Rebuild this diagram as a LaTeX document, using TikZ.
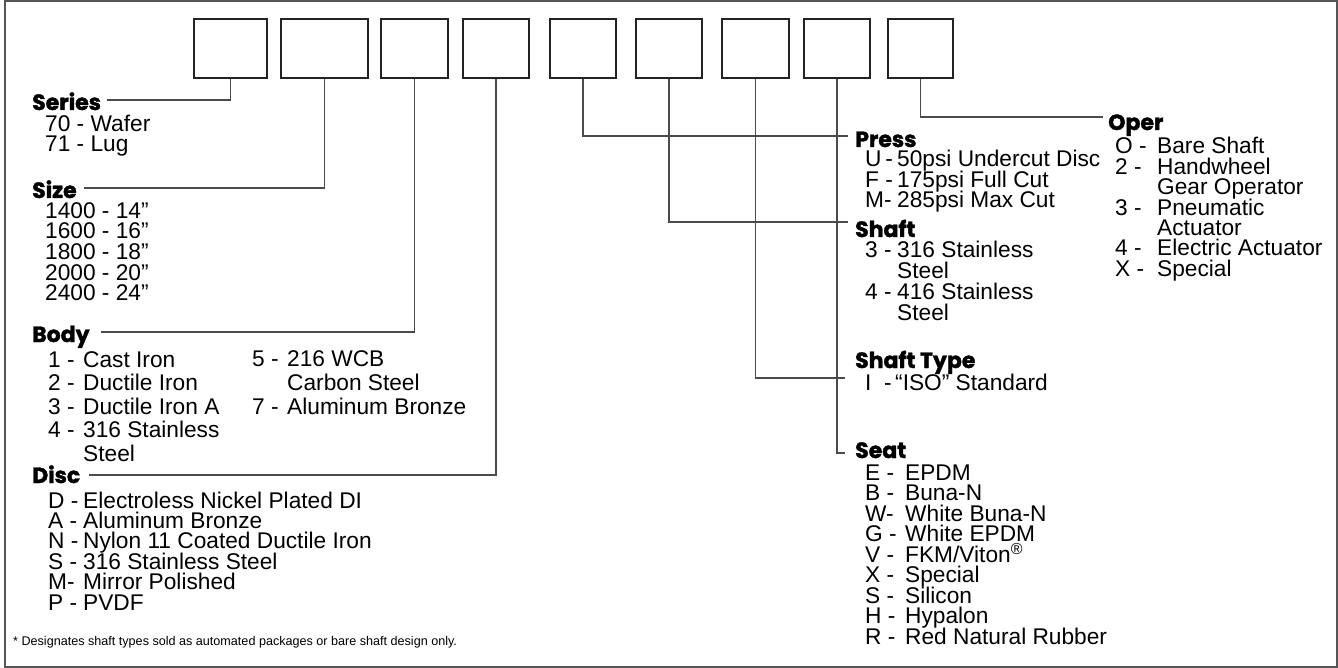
\documentclass[tikz,border=0pt]{standalone}
\usepackage{fontspec}
\setmainfont{Liberation Sans}
\newfontfamily\headfont{Poppins}[BoldFeatures={FakeBold=1.6}]
\usepackage{tikz}
\usetikzlibrary{positioning}
\definecolor{BoxGray}{RGB}{35,35,35}
\definecolor{LinkGray}{RGB}{75,75,75}
\definecolor{FrameGray}{RGB}{85,85,85}

\begin{document}
\begin{tikzpicture}[x=1pt, y=-1pt,
  codebox/.style={draw=BoxGray, line width=1.8pt, minimum height=59pt, inner sep=0pt},
  link/.style={draw=LinkGray, line width=1.3pt},
  head/.style={anchor=base west, inner sep=0pt, font=\headfont\bfseries\fontsize{22}{24}\selectfont},
  entry/.style={anchor=base west, inner sep=0pt, font=\fontsize{22.7}{24}\selectfont},
  note/.style={anchor=base west, inner sep=0pt, font=\fontsize{12.6}{14}\selectfont}]
\useasboundingbox (0,0) rectangle (1338,668);
\draw[FrameGray, line width=2pt] (5,1.5) rectangle (1336.5,666.5);
\foreach \n/\cx/\w in {1/230.5/73, 2/324.5/87, 3/414.5/67, 4/496/66, 5/583/66, 6/669/66, 7/755.5/67, 8/837/66, 9/920.5/65}
  \node[codebox, minimum width=\w pt] (b\n) at (\cx,48.5) {};

\node[head] (series) at (32,110) {Series};
\node[head] (size) at (32,198) {Size};
\node[head] (body) at (32,342) {Body};
\node[head] (disc) at (32,483) {Disc};
\node[head] (press) at (855,147) {Press};
\node[head] (shaft) at (855,237) {Shaft};
\node[head] (shafttype) at (855,368) {Shaft Type};
\node[head] (seat) at (855,458) {Seat};
\node[head] (oper) at (1108,130) {Oper};

\draw[link] (b1.south) |- ([shift={(6,-10)}]series.base east);
\draw[link] (b2.south) |- ([shift={(7,-10)}]size.base east);
\draw[link] (b3.south) |- ([shift={(11,-10)}]body.base east);
\draw[link] (b4.south) |- ([shift={(9,-8)}]disc.base east);
\draw[link] (b5.south) |- ([shift={(-7,-11)}]press.base west);
\draw[link] (b6.south) |- ([shift={(-7,-15)}]shaft.base west);
\draw[link] (b7.south) |- ([shift={(-10,10)}]shafttype.base west);
\draw[link] (b8.south) |- ([shift={(-10,-5)}]seat.base west);
\draw[link] (b9.south) |- ([shift={(-5,-13)}]oper.base west);

\foreach \t [count=\i from 0] in {70 - Wafer, 71 - Lug}
  \node[entry] (series-\i) at (45,132+20*\i) {\t};
\foreach \t [count=\i from 0] in {1400 - 14”, 1600 - 16”, 1800 - 18”, 2000 - 20”, 2400 - 24”}
  \node[entry] (size-\i) at (45,218.5+20.5*\i) {\t};
\foreach \c/\d [count=\i from 0] in {1 -/Cast Iron, 2 -/Ductile Iron, 3 -/Ductile Iron A, 4 -/316 Stainless, /Steel}{
  \node[entry] (body-c\i) at (48,367+23.5*\i) {\c};
  \node[entry] (body-d\i) at (83,367+23.5*\i) {\d};
}
\foreach \c/\d [count=\i from 0] in {5 -/216 WCB, /Carbon Steel, 7 -/Aluminum Bronze}{
  \node[entry] (bodyb-c\i) at (252,366+24*\i) {\c};
  \node[entry] (bodyb-d\i) at (287,366+24*\i) {\d};
}
\foreach \c/\d [count=\i from 0] in {D -/Electroless Nickel Plated DI, A -/Aluminum Bronze, N -/Nylon 11 Coated Ductile Iron, S -/316 Stainless Steel, M-/Mirror Polished, P -/PVDF}{
  \node[entry] (disc-c\i) at (48,508+20.4*\i) {\c};
  \node[entry] (disc-d\i) at (83,508+20.4*\i) {\d};
}
\foreach \c/\d [count=\i from 0] in {U\,-/50psi Undercut Disc, F -/175psi Full Cut, M-/285psi Max Cut}{
  \node[entry] (press-c\i) at (865,167+20.5*\i) {\c};
  \node[entry] (press-d\i) at (897,167+20.5*\i) {\d};
}
\foreach \c/\d [count=\i from 0] in {3 -/316 Stainless, /Steel, 4 -/416 Stainless, /Steel}{
  \node[entry] (shaft-c\i) at (865,258+20.7*\i) {\c};
  \node[entry] (shaft-d\i) at (897,258+20.7*\i) {\d};
}
\node[entry] (shafttype-c0) at (865,390) {I\ \ -};
\node[entry] (shafttype-d0) at (895,390) {“ISO” Standard};
\foreach \c/\d [count=\i from 0] in {E -/EPDM, B -/Buna-N, W-/White Buna-N, G -/White EPDM, V -/{FKM/Viton\textsuperscript{®}}, X -/Special, S -/Silicon, H -/Hypalon, R -/Red Natural Rubber}{
  \node[entry] (seat-c\i) at (865,480+20.5*\i) {\c};
  \node[entry] (seat-d\i) at (905,480+20.5*\i) {\d};
}
\foreach \c/\d [count=\i from 0] in {O -/Bare Shaft, 2 -/Handwheel, /Gear Operator, 3 -/Pneumatic, /Actuator, 4 -/Electric Actuator, X -/Special}{
  \node[entry] (oper-c\i) at (1115,154+20.4*\i) {\c};
  \node[entry] (oper-d\i) at (1157,154+20.4*\i) {\d};
}
\node[note] (footnote) at (13,645) {* Designates shaft types sold as automated packages or bare shaft design only.};
\end{tikzpicture}
\end{document}
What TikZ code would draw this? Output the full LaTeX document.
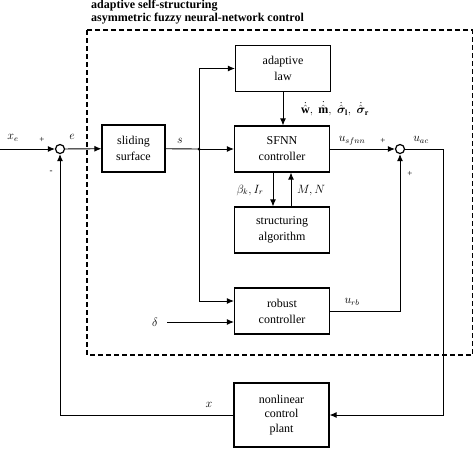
\documentclass[tikz,border=0pt]{standalone}
\usepackage{amsmath,bm}
\usepackage{fontspec}
\setmainfont{Liberation Serif}
\usetikzlibrary{arrows.meta, positioning}

\begin{document}
\begin{tikzpicture}[x=1pt, y=-1pt,
    blk/.style={draw, line width=1.2pt, minimum width=95pt, minimum height=46pt, align=center, inner sep=1pt, font=\fontsize{12}{16}\selectfont},
    sumnode/.style={draw, circle, fill=white, line width=1.2pt, minimum size=9pt, inner sep=0pt},
    sig/.style={line width=0.9pt},
    arr/.style={sig, -{Latex[length=7pt, width=6pt]}},
    lbl/.style={font=\fontsize{12}{14}\selectfont, inner sep=0pt},
    sgn/.style={font=\fontsize{9}{10}\selectfont, inner sep=0pt}]
    \useasboundingbox (0,0) rectangle (474,448);

    % --- Title and dashed controller frame ---
    \node[font=\fontsize{12}{12.4}\selectfont\bfseries, align=left, anchor=north west, inner sep=0pt] (title) at (91,0) {adaptive self-structuring\\asymmetric fuzzy neural-network control};
    \draw[line width=1.4pt, dash pattern=on 5pt off 3pt] (87,30) rectangle (472.5,355);

    % --- Blocks ---
    \node[blk] (law) at (283,68.5) {adaptive\\law};
    \node[blk] (sfnn) at (282,149) {SFNN\\controller};
    \node[blk] (algo) at (282,230) {structuring\\algorithm};
    \node[blk] (robust) at (282,311) {robust\\controller};
    \node[blk, minimum height=64pt, font=\fontsize{12}{14.5}\selectfont] (plant) at (281.5,415) {nonlinear\\control\\plant};
    \node[blk, minimum width=63pt, minimum height=47pt] (slide) at (133.5,148.5) {sliding\\surface};

    % Summing junctions
    \node[sumnode] (sumA) at (60,149) {};
    \node[sumnode] (sumB) at (400,149) {};

    \coordinate (xin) at (0,149);
    \coordinate (split) at (199,149);
    \coordinate (acR) at (443,149);
    \fill (split) circle (1.5pt);

    % --- Signals ---
    \draw[arr] (xin) -- (sumA);
    \draw[arr] (sumA) -- (slide);
    \draw[sig] (slide) -- (split);
    \draw[arr] (split) -- (sfnn);
    \draw[arr] (split) |- (law);
    \draw[arr] (split) |- ([yshift=10pt]robust.west);
    \draw[arr] (law.south) -- (law.south |- sfnn.north);
    \draw[arr] ([xshift=-9pt]sfnn.south) -- ([xshift=-9pt]algo.north);
    \draw[arr] ([xshift=9pt]algo.north) -- ([xshift=9pt]sfnn.south);
    \draw[arr] (sfnn) -- (sumB);
    \draw[sig] (sumB) -- (acR);
    \draw[arr] (acR) |- (plant);
    \draw[arr] (robust) -| (sumB);
    \draw[arr] (plant) -| (sumA);

    % Disturbance input
    \node[lbl] (dlt) at (155,322) {$\delta$};
    \draw[arr] ([xshift=9pt]dlt.east) -- (dlt -| robust.west);

    % --- Labels ---
    \node[lbl] (lxe) at (13,138) {$x_e$};
    \node[sgn] (pA) at (42,140) {+};
    \node[sgn] (mA) at (51,172) {-};
    \node[lbl] (le) at (72,137) {$e$};
    \node[lbl] (ls) at (180,141) {$s$};
    \node[lbl] (lrate) at (335,109) {$\dot{\hat{\mathbf{w}}},\; \dot{\hat{\mathbf{m}}},\; \dot{\hat{\boldsymbol{\sigma}}}_{\mathbf{l}},\; \dot{\hat{\boldsymbol{\sigma}}}_{\mathbf{r}}$};
    \node[lbl] (lbeta) at (250,190) {$\beta_k, I_r$};
    \node[lbl] (lmn) at (311,191) {$M, N$};
    \node[lbl] (lsfnn) at (352,141) {$u_{sfnn}$};
    \node[sgn] (pB) at (383,141) {+};
    \node[lbl] (lac) at (421,140) {$u_{ac}$};
    \node[sgn] (pC) at (410,174) {+};
    \node[lbl] (lrb) at (352,302) {$u_{rb}$};
    \node[lbl] (lx) at (209,405) {$x$};
\end{tikzpicture}
\end{document}
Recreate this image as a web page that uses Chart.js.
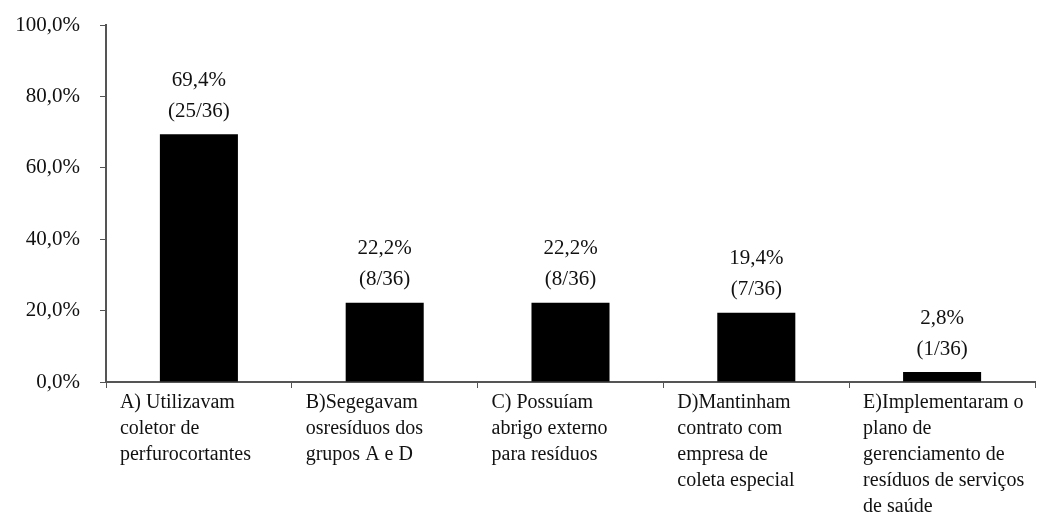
<!DOCTYPE html>
<html>
<head>
<meta charset="utf-8">
<script src="https://cdn.jsdelivr.net/npm/chart.js@4"></script>
<style>
  html, body { margin: 0; padding: 0; background: #fff; }
  #wrap { width: 1054px; height: 512px; }
</style>
</head>
<body>
<div id="wrap"><canvas id="myChart" width="1054" height="512"></canvas></div>
<script>
const categories = [
    ['A) Utilizavam', 'coletor de', 'perfurocortantes'],
    ['B)Segegavam', 'osresíduos dos', 'grupos A e D'],
    ['C) Possuíam', 'abrigo externo', 'para resíduos'],
    ['D)Mantinham', 'contrato com', 'empresa de', 'coleta especial'],
    ['E)Implementaram o', 'plano de', 'gerenciamento de', 'resíduos de serviços', 'de saúde']
];
const percentages = [69.4, 22.2, 22.2, 19.4, 2.8];
const counts = ['25/36', '8/36', '8/36', '7/36', '1/36'];
const yTicks = [0, 20, 40, 60, 80, 100];

const ctx = document.getElementById('myChart');
const serif = 'Liberation Serif';

const fmt = v => v.toFixed(1).replace('.', ',') + '%';

// two-line value labels above each bar
const barLabels = {
    id: 'barLabels',
    afterDatasetsDraw(chart) {
        const c = chart.ctx;
        const meta = chart.getDatasetMeta(0);
        c.save();
        c.font = '21px "' + serif + '"';
        c.fillStyle = '#111';
        c.textAlign = 'center';
        c.textBaseline = 'middle';
        meta.data.forEach((bar, i) => {
            c.fillText(fmt(percentages[i]), bar.x, bar.y - 54);
            c.fillText('(' + counts[i] + ')', bar.x, bar.y - 23);
        });
        c.restore();
    }
};

const myChart = new Chart(ctx, { // eslint-disable-line
    type: 'bar',
    data: {
        labels: categories,
        datasets: [
            {
                data: percentages,
                backgroundColor: '#000',
                borderWidth: 0,
                barPercentage: 0.42,
                categoryPercentage: 1
            }
        ]
    },
    plugins: [barLabels],
    options: {
        responsive: false,
        animation: false,
        layout: {
            padding: { top: 25, right: 19, left: 0, bottom: 0 }
        },
        plugins: {
            legend: { display: false },
            tooltip: { enabled: false }
        },
        scales: {
            x: {
                grid: {
                    offset: true,
                    drawOnChartArea: false,
                    drawTicks: true,
                    tickLength: 6,
                    color: '#555'
                },
                border: { color: '#555', width: 2 },
                ticks: {
                    align: 'start',
                    labelOffset: -79,
                    padding: 2,
                    maxRotation: 0,
                    autoSkip: false,
                    color: '#111',
                    font: { family: serif, size: 20, lineHeight: 1.3 }
                },
                afterFit(scale) {
                    scale.height = 130;
                    scale.paddingLeft = 0;
                    scale.paddingRight = 0;
                }
            },
            y: {
                min: 0,
                max: 100,
                afterBuildTicks(scale) { scale.ticks = yTicks.map(v => ({ value: v })); },
                grid: {
                    drawOnChartArea: false,
                    drawTicks: true,
                    tickLength: 6,
                    color: '#555'
                },
                border: { color: '#555', width: 2 },
                ticks: {
                    padding: 20,
                    color: '#111',
                    font: { family: serif, size: 21 },
                    callback: v => fmt(v)
                },
                afterFit(scale) {
                    scale.width = 106;
                    scale.paddingTop = 0;
                    scale.paddingBottom = 0;
                }
            }
        }
    }
});
</script>
</body>
</html>
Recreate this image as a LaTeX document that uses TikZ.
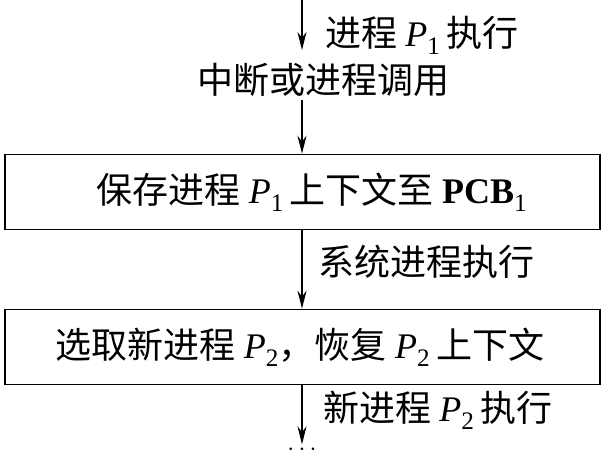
\documentclass[tikz,border=0pt]{standalone}
\usepackage{fontspec}
\setmainfont{Liberation Serif}
\newfontfamily\cjk{Noto Sans CJK SC}
\newcommand{\Pn}[1]{{\rmfamily\textit{P}\textsubscript{#1}}}
\usetikzlibrary{arrows.meta}
\begin{document}
\begin{tikzpicture}[x=1pt,y=-1pt,
  arr/.style={draw,line width=1.6pt,-{Stealth[length=18pt,width=9pt]}},
  boxst/.style={draw,line width=1.6pt,minimum width=595pt,minimum height=75pt},
  lab/.style={font=\fontsize{36}{40}\selectfont\cjk,inner sep=0pt}]
\useasboundingbox (0,0) rectangle (608,464);
\coordinate (top) at (302,0);
\node[lab,anchor=west] (l1) at (325,35) {进程 \Pn{1}\,执行};
\node[lab] (int) at (323,80) {中断或进程调用};
\node[boxst] (b1) at (302.5,192) {};
\node[lab] (t1) at (312,192) {保存进程 \Pn{1}\,上下文至 {\rmfamily\bfseries PCB\textsubscript{\mdseries 1}}};
\node[lab,anchor=west] (l2) at (318,262) {系统进程执行};
\node[boxst] (b2) at (302.5,347) {};
\node[lab] (t2) at (300,347) {选取新进程 \Pn{2}，恢复 \Pn{2}\,上下文};
\node[lab,anchor=west] (l3) at (323,410) {新进程 \Pn{2}\,执行};
\node[inner sep=0pt,font=\fontsize{40}{44}\selectfont] (dots) at (302,450) {$\cdots$};
\coordinate (a1e) at (302,50);
\coordinate (a2s) at (302,100);
\draw[arr] (top) -- (a1e);
\draw[arr] (a2s) -- (b1.north -| a2s);
\draw[arr] (b1.south -| a2s) -- (b2.north -| a2s);
\draw[arr] (b2.south -| a2s) -- (dots.north);
\end{tikzpicture}
\end{document}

────────

-- What is required --
Output the records above as they stand, from the first line to the line with "(oper) at (1108,130)", inclusive, and exclude the pictures.

-- Result --
Rebuild this diagram as a LaTeX document, using TikZ.
\documentclass[tikz,border=0pt]{standalone}
\usepackage{fontspec}
\setmainfont{Liberation Sans}
\newfontfamily\headfont{Poppins}[BoldFeatures={FakeBold=1.6}]
\usepackage{tikz}
\usetikzlibrary{positioning}
\definecolor{BoxGray}{RGB}{35,35,35}
\definecolor{LinkGray}{RGB}{75,75,75}
\definecolor{FrameGray}{RGB}{85,85,85}

\begin{document}
\begin{tikzpicture}[x=1pt, y=-1pt,
  codebox/.style={draw=BoxGray, line width=1.8pt, minimum height=59pt, inner sep=0pt},
  link/.style={draw=LinkGray, line width=1.3pt},
  head/.style={anchor=base west, inner sep=0pt, font=\headfont\bfseries\fontsize{22}{24}\selectfont},
  entry/.style={anchor=base west, inner sep=0pt, font=\fontsize{22.7}{24}\selectfont},
  note/.style={anchor=base west, inner sep=0pt, font=\fontsize{12.6}{14}\selectfont}]
\useasboundingbox (0,0) rectangle (1338,668);
\draw[FrameGray, line width=2pt] (5,1.5) rectangle (1336.5,666.5);
\foreach \n/\cx/\w in {1/230.5/73, 2/324.5/87, 3/414.5/67, 4/496/66, 5/583/66, 6/669/66, 7/755.5/67, 8/837/66, 9/920.5/65}
  \node[codebox, minimum width=\w pt] (b\n) at (\cx,48.5) {};

\node[head] (series) at (32,110) {Series};
\node[head] (size) at (32,198) {Size};
\node[head] (body) at (32,342) {Body};
\node[head] (disc) at (32,483) {Disc};
\node[head] (press) at (855,147) {Press};
\node[head] (shaft) at (855,237) {Shaft};
\node[head] (shafttype) at (855,368) {Shaft Type};
\node[head] (seat) at (855,458) {Seat};
\node[head] (oper) at (1108,130) {Oper};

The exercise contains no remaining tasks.